Ajay Balamurugadas said...

@anonymous,

Thanks for the question.
That would definitely help me when I'd test an application with multiple instance capability.

The application I tested was not supposed to support multiple instance scenario.

Hence I had found the bug 'Multiple instances of the application can be launched' while commiting this mistake.

-Ajay Balamurugadas

Bhargavi M said...

Ajay,

Apart from the lessons you mentioned,
-you also learned, these kind of tests can be performed where ever applicable.

Yes, you can show it to developers or people who gave good knowledge about the product.But still whether it can be a bug or not, proper judgment should be made by the tester.

I mean to say, it should be analyzed instead of agreeing to whatever is been reasoned. This is because, not that the person might be wrong but it might not appear as a problem to her but might be to others. We could find out the in what circumstances it might be possible from them.
Also telling them what all was done before you saw the bug(as much as we can remember)may help them to give possible cases where it might occur.
What say?

-Bhargavi M

Ajay Balamurugadas said...

@bhargavi,

>> Apart from the lessons you mentioned,
-you also learned, these kind of tests can be performed where ever applicable.

Surprised that you could figure out what lessons I learnt...

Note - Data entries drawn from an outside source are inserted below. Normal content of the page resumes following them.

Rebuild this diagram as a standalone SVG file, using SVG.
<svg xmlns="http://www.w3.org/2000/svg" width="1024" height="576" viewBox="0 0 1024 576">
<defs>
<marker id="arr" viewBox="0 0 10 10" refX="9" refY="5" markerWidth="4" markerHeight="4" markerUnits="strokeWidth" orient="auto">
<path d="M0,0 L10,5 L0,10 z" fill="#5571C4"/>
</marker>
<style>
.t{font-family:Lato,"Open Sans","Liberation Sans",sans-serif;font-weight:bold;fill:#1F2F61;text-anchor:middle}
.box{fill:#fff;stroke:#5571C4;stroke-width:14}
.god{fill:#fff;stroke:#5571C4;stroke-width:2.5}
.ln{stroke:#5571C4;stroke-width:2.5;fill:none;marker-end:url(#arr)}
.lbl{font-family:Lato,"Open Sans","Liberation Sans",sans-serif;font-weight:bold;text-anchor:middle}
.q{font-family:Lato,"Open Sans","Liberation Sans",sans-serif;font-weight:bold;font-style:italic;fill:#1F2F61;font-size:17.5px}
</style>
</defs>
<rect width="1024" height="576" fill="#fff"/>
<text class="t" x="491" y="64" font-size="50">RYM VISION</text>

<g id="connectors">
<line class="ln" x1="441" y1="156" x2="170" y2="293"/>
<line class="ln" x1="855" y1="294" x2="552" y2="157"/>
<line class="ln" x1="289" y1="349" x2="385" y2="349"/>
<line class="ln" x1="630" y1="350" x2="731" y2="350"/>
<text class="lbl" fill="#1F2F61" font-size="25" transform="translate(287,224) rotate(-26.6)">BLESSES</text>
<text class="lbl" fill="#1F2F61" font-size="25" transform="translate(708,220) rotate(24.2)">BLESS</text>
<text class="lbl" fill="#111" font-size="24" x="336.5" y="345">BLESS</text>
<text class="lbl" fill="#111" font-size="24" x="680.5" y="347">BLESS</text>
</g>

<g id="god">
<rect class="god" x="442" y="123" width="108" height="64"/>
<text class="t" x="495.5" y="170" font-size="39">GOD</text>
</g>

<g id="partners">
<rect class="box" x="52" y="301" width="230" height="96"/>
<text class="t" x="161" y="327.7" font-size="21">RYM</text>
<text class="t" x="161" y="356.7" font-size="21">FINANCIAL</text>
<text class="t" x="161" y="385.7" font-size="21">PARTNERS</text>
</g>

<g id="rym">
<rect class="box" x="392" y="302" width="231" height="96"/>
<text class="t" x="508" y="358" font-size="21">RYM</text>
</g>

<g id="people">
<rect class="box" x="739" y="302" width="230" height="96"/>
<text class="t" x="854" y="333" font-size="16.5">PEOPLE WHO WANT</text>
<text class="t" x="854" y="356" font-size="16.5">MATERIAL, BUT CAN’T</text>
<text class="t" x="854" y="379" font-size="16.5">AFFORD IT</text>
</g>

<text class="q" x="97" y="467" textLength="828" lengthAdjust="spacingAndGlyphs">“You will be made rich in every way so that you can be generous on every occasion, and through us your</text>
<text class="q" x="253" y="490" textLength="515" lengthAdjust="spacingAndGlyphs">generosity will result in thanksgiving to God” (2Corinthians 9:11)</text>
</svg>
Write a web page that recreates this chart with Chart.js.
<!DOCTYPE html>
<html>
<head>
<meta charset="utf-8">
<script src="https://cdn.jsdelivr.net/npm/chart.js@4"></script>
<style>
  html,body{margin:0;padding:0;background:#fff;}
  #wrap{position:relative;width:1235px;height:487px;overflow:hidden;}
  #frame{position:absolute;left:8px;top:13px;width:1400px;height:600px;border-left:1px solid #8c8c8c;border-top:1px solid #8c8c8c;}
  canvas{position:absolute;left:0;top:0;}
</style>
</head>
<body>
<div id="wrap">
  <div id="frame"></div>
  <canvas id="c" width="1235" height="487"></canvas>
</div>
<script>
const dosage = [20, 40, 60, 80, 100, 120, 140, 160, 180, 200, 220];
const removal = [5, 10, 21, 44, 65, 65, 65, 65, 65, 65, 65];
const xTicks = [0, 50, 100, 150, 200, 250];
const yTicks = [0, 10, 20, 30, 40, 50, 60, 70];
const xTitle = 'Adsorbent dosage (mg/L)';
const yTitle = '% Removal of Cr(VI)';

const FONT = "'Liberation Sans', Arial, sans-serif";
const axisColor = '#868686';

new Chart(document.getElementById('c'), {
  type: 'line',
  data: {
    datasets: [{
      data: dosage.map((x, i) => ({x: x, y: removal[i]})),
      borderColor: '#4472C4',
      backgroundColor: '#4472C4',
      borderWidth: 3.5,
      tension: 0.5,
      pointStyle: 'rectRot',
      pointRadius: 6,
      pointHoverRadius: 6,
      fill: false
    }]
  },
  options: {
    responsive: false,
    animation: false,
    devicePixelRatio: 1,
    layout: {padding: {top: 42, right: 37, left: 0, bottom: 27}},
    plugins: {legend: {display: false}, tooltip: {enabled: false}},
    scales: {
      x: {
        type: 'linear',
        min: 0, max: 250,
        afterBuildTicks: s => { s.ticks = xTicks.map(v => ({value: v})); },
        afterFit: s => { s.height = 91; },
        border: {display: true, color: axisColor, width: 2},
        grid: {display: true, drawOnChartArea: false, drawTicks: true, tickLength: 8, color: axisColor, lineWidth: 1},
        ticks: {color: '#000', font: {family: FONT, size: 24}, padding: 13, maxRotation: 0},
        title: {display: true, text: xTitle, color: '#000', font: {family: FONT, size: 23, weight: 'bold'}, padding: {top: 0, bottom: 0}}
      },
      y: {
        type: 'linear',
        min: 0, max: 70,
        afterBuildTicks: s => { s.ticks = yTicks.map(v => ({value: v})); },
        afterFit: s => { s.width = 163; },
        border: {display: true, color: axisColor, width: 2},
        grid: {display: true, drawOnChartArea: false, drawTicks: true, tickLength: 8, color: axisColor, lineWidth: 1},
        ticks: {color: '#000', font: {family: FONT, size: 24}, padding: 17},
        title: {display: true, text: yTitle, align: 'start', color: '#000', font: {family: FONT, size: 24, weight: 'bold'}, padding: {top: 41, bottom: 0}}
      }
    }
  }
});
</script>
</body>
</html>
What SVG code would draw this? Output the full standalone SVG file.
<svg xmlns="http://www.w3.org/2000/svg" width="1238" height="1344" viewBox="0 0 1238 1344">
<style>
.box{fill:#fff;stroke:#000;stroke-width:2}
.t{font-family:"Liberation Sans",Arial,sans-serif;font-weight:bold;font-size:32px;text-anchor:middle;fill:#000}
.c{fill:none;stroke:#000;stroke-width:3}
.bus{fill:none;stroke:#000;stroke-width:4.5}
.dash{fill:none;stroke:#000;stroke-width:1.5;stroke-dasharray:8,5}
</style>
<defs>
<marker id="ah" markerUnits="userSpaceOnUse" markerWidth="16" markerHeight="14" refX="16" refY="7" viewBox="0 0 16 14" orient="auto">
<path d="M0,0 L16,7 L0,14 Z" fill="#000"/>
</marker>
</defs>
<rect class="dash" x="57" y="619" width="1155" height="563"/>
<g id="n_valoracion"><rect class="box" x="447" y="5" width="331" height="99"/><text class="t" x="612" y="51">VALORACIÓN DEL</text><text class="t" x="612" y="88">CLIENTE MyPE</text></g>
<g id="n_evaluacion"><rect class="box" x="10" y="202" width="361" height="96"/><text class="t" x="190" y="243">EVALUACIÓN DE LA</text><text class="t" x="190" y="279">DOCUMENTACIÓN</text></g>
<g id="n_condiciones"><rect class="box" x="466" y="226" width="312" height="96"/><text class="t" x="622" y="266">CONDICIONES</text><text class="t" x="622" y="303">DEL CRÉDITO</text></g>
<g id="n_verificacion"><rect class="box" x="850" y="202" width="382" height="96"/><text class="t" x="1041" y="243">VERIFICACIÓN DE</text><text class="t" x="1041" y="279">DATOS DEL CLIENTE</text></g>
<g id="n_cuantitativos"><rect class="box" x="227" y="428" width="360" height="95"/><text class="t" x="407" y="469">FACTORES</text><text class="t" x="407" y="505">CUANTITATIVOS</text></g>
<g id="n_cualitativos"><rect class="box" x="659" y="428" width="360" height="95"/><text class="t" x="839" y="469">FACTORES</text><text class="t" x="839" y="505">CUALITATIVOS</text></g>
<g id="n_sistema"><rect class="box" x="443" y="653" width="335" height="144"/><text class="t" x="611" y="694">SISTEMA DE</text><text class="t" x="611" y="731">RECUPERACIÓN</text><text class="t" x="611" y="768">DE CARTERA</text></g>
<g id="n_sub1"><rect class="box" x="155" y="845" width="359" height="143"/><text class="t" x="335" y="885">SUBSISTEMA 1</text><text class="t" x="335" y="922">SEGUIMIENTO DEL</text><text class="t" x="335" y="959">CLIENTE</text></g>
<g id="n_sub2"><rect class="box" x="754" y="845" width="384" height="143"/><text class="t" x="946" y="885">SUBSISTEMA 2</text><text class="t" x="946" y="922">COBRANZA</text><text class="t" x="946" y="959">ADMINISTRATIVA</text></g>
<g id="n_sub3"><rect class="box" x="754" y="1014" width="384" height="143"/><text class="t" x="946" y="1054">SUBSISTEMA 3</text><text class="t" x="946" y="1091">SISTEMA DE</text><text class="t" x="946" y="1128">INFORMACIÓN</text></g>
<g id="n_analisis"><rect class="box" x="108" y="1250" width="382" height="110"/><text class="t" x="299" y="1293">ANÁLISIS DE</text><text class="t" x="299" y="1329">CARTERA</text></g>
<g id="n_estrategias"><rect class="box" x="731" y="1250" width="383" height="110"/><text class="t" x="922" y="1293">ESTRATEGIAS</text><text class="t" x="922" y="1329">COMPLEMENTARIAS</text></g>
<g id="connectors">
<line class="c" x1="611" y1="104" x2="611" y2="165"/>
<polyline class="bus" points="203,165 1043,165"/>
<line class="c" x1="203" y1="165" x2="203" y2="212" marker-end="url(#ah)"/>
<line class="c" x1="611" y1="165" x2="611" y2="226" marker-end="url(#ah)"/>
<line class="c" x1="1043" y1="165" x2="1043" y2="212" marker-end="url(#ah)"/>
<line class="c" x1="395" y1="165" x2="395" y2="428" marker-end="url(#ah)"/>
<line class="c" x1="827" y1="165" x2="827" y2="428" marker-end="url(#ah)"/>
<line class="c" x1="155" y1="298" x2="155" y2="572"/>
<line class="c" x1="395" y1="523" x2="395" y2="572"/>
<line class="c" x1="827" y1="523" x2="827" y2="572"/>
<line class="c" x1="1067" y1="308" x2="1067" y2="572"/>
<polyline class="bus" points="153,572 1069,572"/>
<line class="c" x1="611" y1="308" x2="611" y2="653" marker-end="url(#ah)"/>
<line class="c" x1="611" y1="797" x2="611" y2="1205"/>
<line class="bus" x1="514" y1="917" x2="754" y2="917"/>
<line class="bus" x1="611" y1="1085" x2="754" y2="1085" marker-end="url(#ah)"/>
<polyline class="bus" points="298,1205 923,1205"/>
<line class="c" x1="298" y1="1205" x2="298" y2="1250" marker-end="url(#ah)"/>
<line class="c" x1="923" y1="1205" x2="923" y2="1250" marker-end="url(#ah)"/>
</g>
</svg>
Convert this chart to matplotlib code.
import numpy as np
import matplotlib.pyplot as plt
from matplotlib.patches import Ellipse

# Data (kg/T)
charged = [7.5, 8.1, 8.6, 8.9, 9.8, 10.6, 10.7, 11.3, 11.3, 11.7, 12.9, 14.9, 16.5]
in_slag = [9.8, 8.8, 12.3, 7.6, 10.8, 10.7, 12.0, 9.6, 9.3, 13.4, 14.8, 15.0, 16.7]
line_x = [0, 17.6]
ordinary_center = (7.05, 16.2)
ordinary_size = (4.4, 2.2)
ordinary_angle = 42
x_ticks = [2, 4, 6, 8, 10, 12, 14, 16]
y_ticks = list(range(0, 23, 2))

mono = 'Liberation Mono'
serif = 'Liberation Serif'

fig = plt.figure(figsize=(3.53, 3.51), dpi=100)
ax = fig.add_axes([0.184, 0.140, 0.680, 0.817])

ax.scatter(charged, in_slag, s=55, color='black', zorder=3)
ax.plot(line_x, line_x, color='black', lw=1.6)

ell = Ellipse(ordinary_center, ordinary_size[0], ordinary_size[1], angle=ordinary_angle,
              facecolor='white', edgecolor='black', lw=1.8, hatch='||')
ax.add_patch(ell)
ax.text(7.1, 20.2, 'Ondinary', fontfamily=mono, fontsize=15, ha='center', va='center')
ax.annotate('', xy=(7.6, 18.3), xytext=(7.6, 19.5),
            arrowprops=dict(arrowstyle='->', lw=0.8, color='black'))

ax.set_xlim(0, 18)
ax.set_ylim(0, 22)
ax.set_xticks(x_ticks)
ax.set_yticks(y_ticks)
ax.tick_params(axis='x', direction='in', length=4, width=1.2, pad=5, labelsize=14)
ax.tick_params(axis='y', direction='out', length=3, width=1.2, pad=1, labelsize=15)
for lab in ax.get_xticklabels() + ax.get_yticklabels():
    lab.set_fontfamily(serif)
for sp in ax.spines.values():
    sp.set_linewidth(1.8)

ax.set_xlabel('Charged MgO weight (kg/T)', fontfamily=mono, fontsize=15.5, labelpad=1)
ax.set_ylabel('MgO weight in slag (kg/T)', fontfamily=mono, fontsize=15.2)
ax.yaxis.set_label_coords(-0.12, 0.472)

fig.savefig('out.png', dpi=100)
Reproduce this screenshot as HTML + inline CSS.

Giving steps leading to the bug definitely helps.

Thanks for the comment.

-Ajay Balamurugadas

Sharath Byregowda said...

Ajay,

Good write-up. I have been in a similar scenario before. I found out “how easy it is to loose the credential that you have built by working and delivering smartly for a long time”. From then on I always try to test my testing deliverables before I release it to the concerned.

-Sharath.B

Ajay Balamurugadas said...

Sharath,

Thanks for your encouragement.

Learning from mistakes should be our strength. In fact, recognizing a mistake in itself is a big strength.

-Ajay

Rajesh Babu said...

Ajay

Thanks for the lesson, In my PC i tried to minimize the screen by using Windows+D . How did you minimized using CTRL+D.